However, not only does this not do justice to the organisation introducing the glamorous array of insurance and discounted cars but it doesn’t give any idea of the areas that the benefits are actually expected to help with. More specific questions need to be asked: is the package designed to decrease staff turnover by a certain percentage or is it being aimed at a specific selection of the workforce? No doubt the board of directors wouldn’t have accepted a vague answer when listening to the business case.

There is a commonly held notion that employees do not leave employment because of their pay or benefits. They leave because they do not like their managers. They leave because they don’t like their working environment. They leave because they are unhappy with the career choice they have made or had forced upon them. They leave because they are offered a job that they perceive as being more important or more exciting. They do not leave because their employer does not offer a tax-efficient mobile phone salary sacrifice scheme.

Research recently compiled by the Cranfield School of Management highlights this. Its RCI report shows that organisations have the most trouble retaining staff at three levels: junior management, new graduates and clerical staff, none of which are used to, or expect, a particularly extravagant benefits package.

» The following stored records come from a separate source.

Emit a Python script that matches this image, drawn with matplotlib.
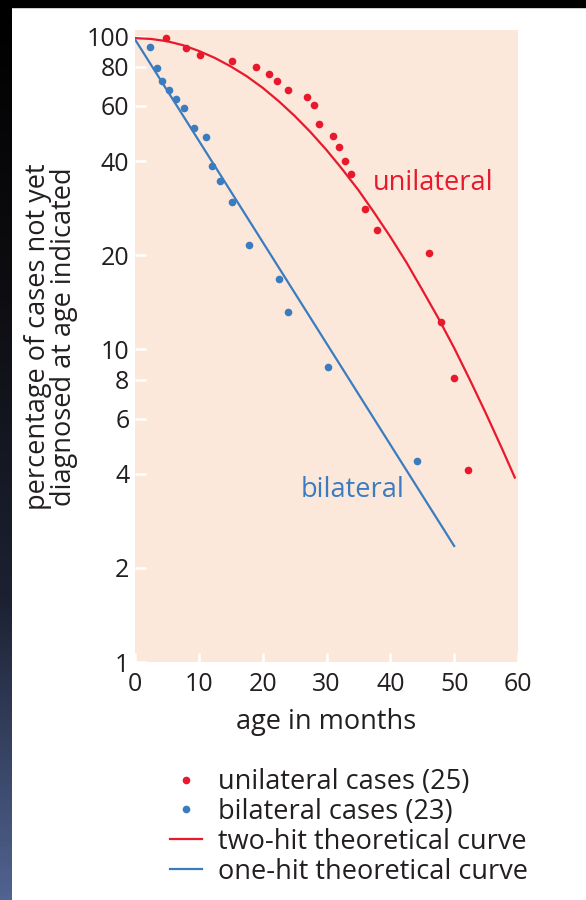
import numpy as np
import matplotlib
matplotlib.use('Agg')
import matplotlib.pyplot as plt
from matplotlib.patches import Rectangle
from matplotlib.ticker import NullLocator

plt.rcParams['font.family'] = ['Open Sans', 'DejaVu Sans']

# age at diagnosis (months) and % of cases still undiagnosed
uni_age = [4.9, 8.0, 10.2, 15.2, 19.0, 21.0, 22.2, 23.9, 26.9, 28.1, 28.9,
           31.0, 32.0, 32.9, 33.8, 36.0, 37.9, 46.0, 48.0, 49.9, 52.1]
uni_pct = [98.8, 91.9, 87.5, 83.3, 79.7, 76.1, 72.0, 67.7, 64.1, 60.3, 52.7,
           48.1, 44.3, 40.1, 36.4, 28.2, 24.0, 20.3, 12.2, 8.1, 4.1]

bi_age = [2.4, 3.4, 4.2, 5.4, 6.5, 7.6, 9.3, 11.1, 12.0, 13.3, 15.2, 17.9,
          22.5, 24.0, 30.3, 44.2]
bi_pct = [92.9, 79.4, 72.0, 67.7, 63.0, 59.3, 51.2, 47.6, 38.6, 34.6, 29.5,
          21.5, 16.8, 13.2, 8.8, 4.4]

# theoretical curves
two_hit_age = [0, 2.5, 5, 7.5, 10, 12.5, 15, 17.5, 20, 22.5, 25, 27.5, 30,
               32.5, 35, 37.5, 40, 42.5, 45, 47.5, 50, 52.5, 55, 57.5, 59.5]
two_hit_pct = [98.9, 98.3, 96.7, 93.9, 90.0, 85.5, 80.3, 74.7, 68.6, 62.2,
               55.8, 49.5, 43.4, 37.6, 32.3, 27.3, 22.9, 19.0, 15.5, 12.6,
               10.1, 7.96, 6.22, 4.81, 3.89]

one_hit_age = [0, 50]
one_hit_pct = [98, 2.35]

x_ticks = [0, 10, 20, 30, 40, 50, 60]
y_ticks = [1, 2, 4, 6, 8, 10, 20, 40, 60, 80, 100]

legend_labels = ['unilateral cases (25)', 'bilateral cases (23)',
                 'two-hit theoretical curve', 'one-hit theoretical curve']

RED = '#E8192C'
BLUE = '#3A7CBF'
TXT = '#231F20'
FS_TICK = 18
FS = 19.5

W, H = 586, 900
fig = plt.figure(figsize=(W / 100, H / 100), dpi=100)
fig.patch.set_facecolor('white')

# dark gradient strip down the left edge, black band along the top
strip = fig.add_axes([0, 0, 12 / W, 1])
stops = np.array([[0, 0, 0], [14, 14, 18], [28, 33, 50], [80, 100, 145]]) / 255
t = np.linspace(0, 1, 200)
grad = np.stack([np.interp(t, np.linspace(0, 1, 4), stops[:, c]) for c in range(3)], axis=-1)
strip.imshow(grad[:, None, :], aspect='auto', extent=[0, 1, 0, 1], origin='upper')
strip.axis('off')
fig.add_artist(Rectangle((0, 1 - 7 / H), 1, 7 / H, transform=fig.transFigure,
                         color='black', zorder=10))

ax = fig.add_axes([135 / W, 1 - 662 / H, 383 / W, 632 / H])
ax.set_facecolor('#FBE8DA')
ax.set_yscale('log')
ax.set_xlim(0, 60)
ax.set_ylim(1, 105)

h_two, = ax.plot(two_hit_age, two_hit_pct, color=RED, lw=1.6)
h_one, = ax.plot(one_hit_age, one_hit_pct, color=BLUE, lw=1.6)
h_uni, = ax.plot(uni_age, uni_pct, ls='none', marker='o', ms=5.5, mew=0, color=RED)
h_bi, = ax.plot(bi_age, bi_pct, ls='none', marker='o', ms=5.5, mew=0, color=BLUE)

for s in ax.spines.values():
    s.set_visible(False)

ax.set_xticks(x_ticks)
ax.set_xticklabels([str(v) for v in x_ticks])
ax.set_yticks(y_ticks)
ax.set_yticklabels([str(v) for v in y_ticks])
ax.yaxis.set_minor_locator(NullLocator())
ax.tick_params(direction='in', color='white', width=1.8, labelsize=FS_TICK, labelcolor=TXT)
ax.tick_params(axis='y', length=8, pad=4)
ax.tick_params(axis='x', length=6.5, pad=7)

ax.text(37.3, 34.0, 'unilateral', color=RED, fontsize=FS, va='center', ha='left')
ax.text(25.9, 3.55, 'bilateral', color=BLUE, fontsize=FS, va='center', ha='left')

ax.set_xlabel('age in months', fontsize=FS, color=TXT, labelpad=8)
fig.text(51 / W, 1 - 337 / H, 'percentage of cases not yet\ndiagnosed at age indicated',
         rotation=90, ha='center', va='center', multialignment='center',
         fontsize=FS, color=TXT, linespacing=0.95)

ax.legend(handles=[h_uni, h_bi, h_two, h_one], labels=legend_labels,
          loc='upper left', bbox_to_anchor=(170 / W, 1 - 768 / H),
          bbox_transform=fig.transFigure, frameon=False, fontsize=FS,
          handlelength=1.17, handletextpad=0.6, labelspacing=0.07,
          borderpad=0, borderaxespad=0, numpoints=1, labelcolor=TXT)

fig.savefig('out.png', dpi=100, facecolor=fig.get_facecolor())
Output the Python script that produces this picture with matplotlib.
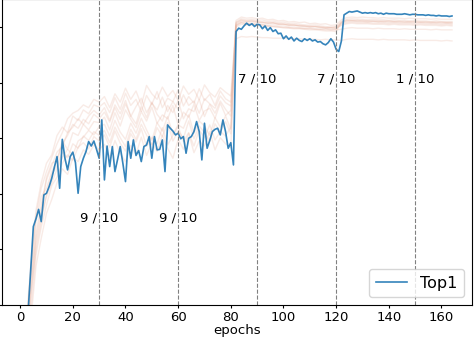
import numpy as np
import matplotlib.pyplot as plt

# top1 accuracy of the tracked run, one value per epoch (0..164)
top1 = [
    -30.0, -20.0, -9.0, -1.5, 6.3, 14.1, 15.5, 17.2, 15.0, 19.8,
    20.1, 21.3, 22.8, 24.8, 26.7, 21.0, 29.8, 26.4, 24.3, 26.7,
    27.5, 25.6, 20.1, 24.9, 26.4, 27.6, 29.4, 28.6, 29.5, 28.0,
    26.4, 33.3, 22.5, 28.6, 24.9, 28.5, 24.0, 26.2, 28.5, 25.5,
    22.2, 29.4, 26.4, 29.7, 26.9, 27.8, 25.8, 28.5, 28.8, 30.3,
    26.4, 30.3, 27.9, 28.0, 29.7, 24.0, 32.4, 31.8, 31.3, 30.6,
    30.9, 29.9, 30.3, 27.3, 30.0, 30.3, 31.2, 33.0, 31.2, 26.1,
    32.7, 28.2, 29.6, 31.2, 31.6, 31.8, 30.6, 33.3, 31.2, 28.2,
    29.2, 25.2, 49.2, 49.8, 49.6, 50.2, 50.7, 50.3, 50.6, 50.1,
    50.5, 50.4, 49.7, 50.2, 49.4, 49.9, 49.2, 49.5, 48.8, 48.9,
    47.9, 48.4, 47.8, 48.2, 47.5, 48.0, 47.6, 47.4, 47.9, 47.6,
    47.9, 47.5, 47.7, 47.3, 47.4, 47.0, 46.8, 47.2, 47.9, 47.3,
    46.0, 45.6, 47.5, 52.2, 52.5, 52.8, 52.7, 52.8, 52.9, 52.7,
    52.5, 52.6, 52.5, 52.6, 52.5, 52.6, 52.4, 52.5, 52.3, 52.5,
    52.4, 52.4, 52.4, 52.3, 52.3, 52.3, 52.4, 52.3, 52.2, 52.3,
    52.3, 52.2, 52.2, 52.2, 52.1, 52.2, 52.1, 52.1, 52.0, 52.1,
    52.0, 52.0, 52.0, 51.9, 52.0,
]
epochs = np.arange(len(top1))

# the other runs, logged every second epoch (0, 2, ..., 164)
run_epochs = np.arange(0, 165, 2)
run1 = [-22, -6, 6, 16,
        21, 24, 26.5, 29, 31, 33.5, 34.5, 35, 36, 35.5, 37, 36.5,
        37.5, 35.5, 38, 36.5, 39, 37, 38.5, 36, 39.5, 38, 37, 39.2, 37.5,
        38.6, 36.8, 39.4, 37.9, 38.8, 36.9, 39.6, 38.2, 37.4, 39.1, 38.3, 37.6,
        51.2, 51.8, 51.6, 51.7, 51.5, 51.6, 51.3, 51.4, 51.1, 51.2,
        50.9, 51.0, 50.8, 50.9, 50.6, 50.7, 50.5, 50.6, 50.3, 50.4,
        51.3, 51.7, 51.8, 51.7, 51.8, 51.7, 51.7, 51.6, 51.7, 51.6, 51.6,
        51.6, 51.5, 51.6, 51.5, 51.5, 51.5, 51.4, 51.5, 51.4, 51.4, 51.4]
run2 = [-26, -9, 3, 13,
        18, 22.5, 25, 27.5, 28.5, 31, 32, 33.5, 32.5, 34, 35, 34.2,
        35.5, 33.2, 36, 34.4, 36.8, 33.9, 35.7, 37.2, 34.6, 36.3, 35.1, 37.4, 34.8,
        36.6, 35.2, 37.8, 35.9, 36.7, 34.5, 37.1, 36.2, 35.4, 37.6, 36.4, 35.8,
        50.9, 51.5, 51.3, 51.4, 51.2, 51.3, 51.0, 51.1, 50.8, 50.9,
        50.6, 50.7, 50.5, 50.4, 50.3, 50.4, 50.2, 50.1, 50.0, 50.1,
        51.0, 51.4, 51.5, 51.4, 51.4, 51.3, 51.4, 51.3, 51.3, 51.2, 51.3,
        51.2, 51.2, 51.1, 51.2, 51.1, 51.1, 51.0, 51.1, 51.0, 51.0, 51.0]
run3 = [-24, -7, 5, 15,
        19.5, 21, 24, 26, 29.5, 28, 31, 30.5, 32.5, 31.5, 33, 32.8,
        33.8, 31.5, 34.6, 32.2, 35.1, 33.4, 31.9, 34.8, 33.1, 35.6, 32.7, 34.2, 33.5,
        35.9, 32.4, 34.7, 33.8, 36.1, 33.2, 34.9, 35.4, 33.6, 36.3, 34.1, 35.0,
        50.6, 51.2, 51.0, 51.1, 50.9, 50.9, 50.7, 50.8, 50.5, 50.6,
        50.3, 50.4, 50.2, 50.1, 50.0, 50.1, 49.9, 49.8, 49.8, 49.7,
        50.8, 51.2, 51.2, 51.1, 51.2, 51.1, 51.1, 51.0, 51.1, 51.0, 51.0,
        51.0, 50.9, 51.0, 50.9, 50.9, 50.9, 50.8, 50.9, 50.8, 50.8, 50.8]
run4 = [-20, -5, 7, 17,
        22, 25.5, 27, 30.5, 32, 31, 34, 33.2, 35.1, 34.4, 36, 35.6,
        36.4, 34.6, 37.3, 35.2, 38.1, 35.9, 37.0, 34.8, 37.7, 36.1, 38.4, 35.5, 37.2,
        36.6, 38.7, 35.8, 37.5, 36.3, 38.9, 36.8, 37.9, 35.9, 38.5, 37.1, 36.5,
        50.4, 51.0, 50.9, 51.0, 50.8, 50.8, 50.6, 50.7, 50.5, 50.5,
        50.3, 50.4, 50.2, 50.2, 50.1, 50.1, 50.0, 49.9, 49.9, 50.0,
        50.7, 51.0, 51.1, 51.0, 51.0, 50.9, 51.0, 50.9, 50.9, 50.8, 50.9,
        50.8, 50.8, 50.8, 50.7, 50.8, 50.7, 50.7, 50.7, 50.6, 50.7, 50.6]
run5 = [-28, -11, 1, 11,
        16, 19.5, 22, 24.5, 26.5, 28, 27, 29.5, 30.2, 31.4, 30.6, 32.1,
        32.5, 30.4, 33.2, 31.1, 29.8, 32.7, 30.9, 33.6, 31.5, 29.6, 32.8, 31.3, 33.9,
        30.7, 32.4, 31.8, 34.2, 30.9, 33.1, 32.2, 30.5, 33.7, 32.0, 34.0, 31.6,
        50.3, 50.8, 50.6, 50.7, 50.5, 50.5, 50.3, 50.4, 50.2, 50.2,
        50.0, 50.0, 49.9, 49.8, 49.8, 49.7, 49.6, 49.7, 49.5, 49.6,
        50.5, 50.8, 50.9, 50.8, 50.8, 50.8, 50.7, 50.7, 50.7, 50.6, 50.7,
        50.6, 50.6, 50.6, 50.5, 50.6, 50.5, 50.5, 50.5, 50.4, 50.5, 50.4]
run6 = [-23, -8, 4, 12,
        17, 23, 25.5, 26, 29, 30.5, 32.5, 31.8, 33.4, 32.6, 34.3, 33.5,
        34.7, 32.9, 35.5, 33.4, 36.2, 34.0, 32.6, 35.8, 33.7, 36.5, 34.3, 33.1, 35.9,
        34.6, 36.8, 33.5, 35.3, 34.8, 37.0, 33.9, 36.1, 34.5, 36.7, 35.2, 34.0,
        50.8, 51.3, 51.1, 51.2, 51.0, 50.9, 50.8, 50.8, 50.6, 50.5,
        50.5, 50.3, 50.3, 50.2, 50.1, 50.1, 50.0, 49.9, 49.9, 49.8,
        50.3, 50.6, 50.7, 50.6, 50.6, 50.6, 50.5, 50.5, 50.5, 50.4, 50.5,
        50.4, 50.4, 50.4, 50.3, 50.4, 50.3, 50.3, 50.3, 50.2, 50.3, 50.2]
run7 = [-30, -13, -1, 9,
        14, 18, 21.5, 23, 25.5, 27, 26, 28.4, 29.2, 28.1, 30.3, 29.5,
        30.6, 28.4, 31.3, 29.1, 27.7, 30.8, 29.3, 31.7, 28.5, 30.2, 29.0, 31.9, 28.8,
        30.5, 32.1, 29.4, 31.0, 28.6, 31.5, 30.1, 32.4, 29.7, 31.2, 30.4, 32.0,
        50.0, 50.5, 50.4, 50.4, 50.3, 50.2, 50.1, 50.1, 50.0, 49.9,
        49.9, 49.8, 49.8, 49.7, 49.7, 49.6, 49.6, 49.5, 49.5, 49.5,
        49.6, 49.8, 49.9, 49.8, 49.8, 49.8, 49.7, 49.8, 49.7, 49.7, 49.7,
        49.6, 49.7, 49.6, 49.6, 49.6, 49.6, 49.5, 49.6, 49.5, 49.5, 49.5]
run8 = [-27, -10, 2, 10,
        15, 20, 23.5, 25, 27.5, 26.5, 29, 28.2, 30.4, 29.6, 31.2, 30.5,
        31.4, 29.2, 32.0, 30.1, 28.5, 31.6, 29.8, 32.5, 30.6, 28.9, 31.9, 30.3, 32.8,
        29.5, 31.3, 30.0, 33.1, 29.9, 32.2, 31.0, 29.4, 32.6, 31.1, 33.0, 30.8,
        47.9, 48.3, 48.2, 48.3, 48.2, 48.1, 48.1, 48.0, 48.0, 48.0,
        47.9, 47.9, 47.9, 47.8, 47.8, 47.8, 47.7, 47.8, 47.7, 47.7,
        47.6, 47.8, 47.9, 47.8, 47.8, 47.8, 47.8, 47.7, 47.8, 47.7, 47.7,
        47.7, 47.7, 47.6, 47.7, 47.6, 47.6, 47.6, 47.6, 47.5, 47.6, 47.5]
run9 = [-32, -15, -3, 7,
        12, 16.5, 19, 22, 24.5, 23.5, 26.5, 25.8, 27.9, 27.1, 28.8, 28.0,
        28.9, 26.5, 29.6, 27.3, 25.8, 28.7, 27.1, 30.2, 26.9, 29.1, 27.6, 30.5, 28.2,
        26.4, 29.8, 28.0, 30.9, 27.4, 29.5, 28.6, 31.2, 27.9, 30.1, 29.0, 28.3,
        50.2, 50.8, 50.6, 50.6, 50.4, 50.4, 50.2, 50.1, 50.0, 49.9,
        49.8, 49.7, 49.7, 49.6, 49.5, 49.5, 49.4, 49.3, 49.3, 49.2,
        50.9, 51.2, 51.2, 51.2, 51.1, 51.1, 51.1, 51.1, 51.0, 51.1, 51.0,
        51.0, 51.0, 50.9, 51.0, 50.9, 50.9, 50.9, 50.8, 50.9, 50.8, 50.8]
other_runs = [run1, run2, run3, run4, run5, run6, run7, run8, run9]

# learning-rate drops and how many runs improved afterwards
lr_steps = [30, 60, 90, 120, 150]
step_labels = ["9 / 10", "9 / 10", "7 / 10", "7 / 10", "1 / 10"]
label_heights = [15.6, 15.6, 40.6, 40.6, 40.6]

fig = plt.figure(figsize=(4.74, 3.39), dpi=100)
ax = fig.add_axes([2 / 474, 34 / 339, 470 / 474, 306 / 339])

for run in other_runs:
    ax.plot(run_epochs, run, color="#e3a58f", alpha=0.22, lw=1.0)

ax.plot(epochs, top1, color="#1f77b4", lw=1.2, alpha=0.9, label="Top1")

for step, text, h in zip(lr_steps, step_labels, label_heights):
    ax.axvline(step, color="gray", ls="--", lw=0.8)
    ax.text(step, h, text, ha="center", va="center", fontsize=9.5)

ax.set_xlim(-6.9, 171.6)
ax.set_ylim(0, 55.05)
ax.set_xticks(np.arange(0, 161, 20))
ax.set_yticks(np.arange(0, 51, 10))
ax.tick_params(axis="x", labelsize=9.5, length=2, pad=2)
ax.tick_params(axis="y", length=2, labelleft=False)
ax.set_xlabel("epochs", fontsize=9.5, labelpad=0)
ax.legend(loc="lower right", fontsize=11.5)

fig.savefig("out.png", dpi=100)
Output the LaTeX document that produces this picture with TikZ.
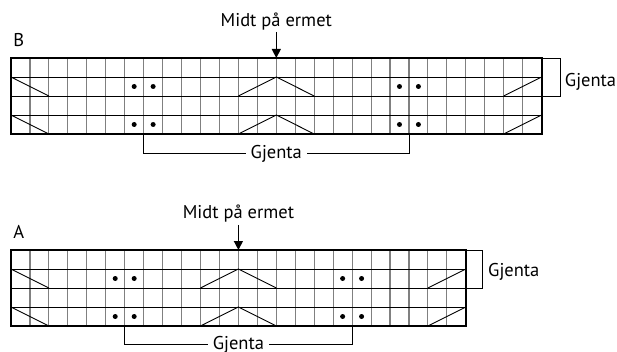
\documentclass[tikz,border=0pt]{standalone}
\usepackage{fontspec}
\setmainfont{PT Sans}
\usepackage{tikz}
\usetikzlibrary{arrows.meta,positioning}

\tikzset{
	frame/.style={line width=2pt},
	vline/.style={line width=1.1pt, gray},
	hline/.style={line width=0.9pt},
	stitch/.style={line width=0.9pt},
	bracket/.style={line width=0.9pt},
	lbl/.style={inner sep=0pt, font=\fontsize{18.5}{22}\selectfont},
	pin/.style={line width=1.3pt, -{Triangle[width=9pt,length=9pt]}},
	dot/.style={fill=black},
}

\begin{document}
\begin{tikzpicture}[x=1pt,y=-1pt]
	\useasboundingbox (0,0) rectangle (617,352);

	% --- chart B (28 masker) ---
	\begin{scope}[shift={(11pt,-58pt)}, x=18.95pt, y=-19pt]
		\foreach \i in {1,...,27} \draw[vline] (\i,0) -- (\i,4);
		\foreach \j in {1,2,3} \draw[hline] (0,\j) -- (28,\j);
		\foreach \r in {1,3} {
			\draw[stitch] (0,\r) -- (2,\r+1);
			\draw[stitch] (12,\r+1) -- (14,\r) -- (16,\r+1);
			\draw[stitch] (26,\r+1) -- (28,\r);
			\foreach \c in {6.5,7.5,20.5,21.5}
				\fill[dot] (\c,\r+0.5) circle (2.5pt);
		}
		\draw[frame] (0,0) rectangle (28,4);

		\node[lbl, anchor=base west] (labB) at (0.12,-0.6) {B};
		\node[lbl, anchor=base] (midtB) at (14,-1.65) {Midt på ermet};
		\coordinate (topB) at (14,0);
		\draw[pin] (midtB.south |- 0,-1.38) -- (topB);

		\draw[bracket] (7,4) -- (7,5) -- (21,5)
			node[lbl, midway, fill=white, inner xsep=5pt, anchor=base, yshift=-6pt] (repB) {Gjenta}
			-- (21,4);
		\draw[bracket] (28,0) -- (29,0) -- (29,2) -- (28,2);
		\node[lbl, anchor=base west] (sideB) at (29.22,1.5) {Gjenta};
	\end{scope}

	% --- chart A (24 masker) ---
	\begin{scope}[shift={(11pt,-250pt)}, x=18.95pt, y=-19pt]
		\foreach \i in {1,...,23} \draw[vline] (\i,0) -- (\i,4);
		\foreach \j in {1,2,3} \draw[hline] (0,\j) -- (24,\j);
		\foreach \r in {1,3} {
			\draw[stitch] (0,\r) -- (2,\r+1);
			\draw[stitch] (10,\r+1) -- (12,\r) -- (14,\r+1);
			\draw[stitch] (22,\r+1) -- (24,\r);
			\foreach \c in {5.5,6.5,17.5,18.5}
				\fill[dot] (\c,\r+0.5) circle (2.5pt);
		}
		\draw[frame] (0,0) rectangle (24,4);

		\node[lbl, anchor=base west] (labA) at (0.12,-0.63) {A};
		\node[lbl, anchor=base] (midtA) at (12,-1.67) {Midt på ermet};
		\coordinate (topA) at (12,0);
		\draw[pin] (midtA.south |- 0,-1.32) -- (topA);

		\draw[bracket] (6,4) -- (6,4.95) -- (18,4.95)
			node[lbl, midway, fill=white, inner xsep=5pt, anchor=base, yshift=-5.5pt] (repA) {Gjenta}
			-- (18,4);
		\draw[bracket] (24,0) -- (24.88,0) -- (24.88,2) -- (24,2);
		\node[lbl, anchor=base west] (sideA) at (25.17,1.4) {Gjenta};
	\end{scope}
\end{tikzpicture}
\end{document}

Dr Emma Parry, research fellow at Cranfield School of Management, explains: "Once you get to higher levels in an organisation, both that organisation and the individual have probably invested more in that relationship, that psychological contract, so they’re more likely to stay whereas at a graduate or clerical level there’s not that investment."

However, benefits could possibly play a part if that employee was in two minds about leaving, especially if he or she was currently involved in a benefits scheme that was unlikely to be offered elsewhere. "If you’re in a situation where you say ‘should I stay or should I go’ then you’d weigh up the pros and cons and the things in the benefits package and things like work-life balance are the things that are going to make a difference," says Parry.

Employee Benefits’ Benefits Research 2004 shows that 64% of employers believe benefits are an effective retention tool. Some benefits, dare it be said, could even be considered too much of an effective retention measure.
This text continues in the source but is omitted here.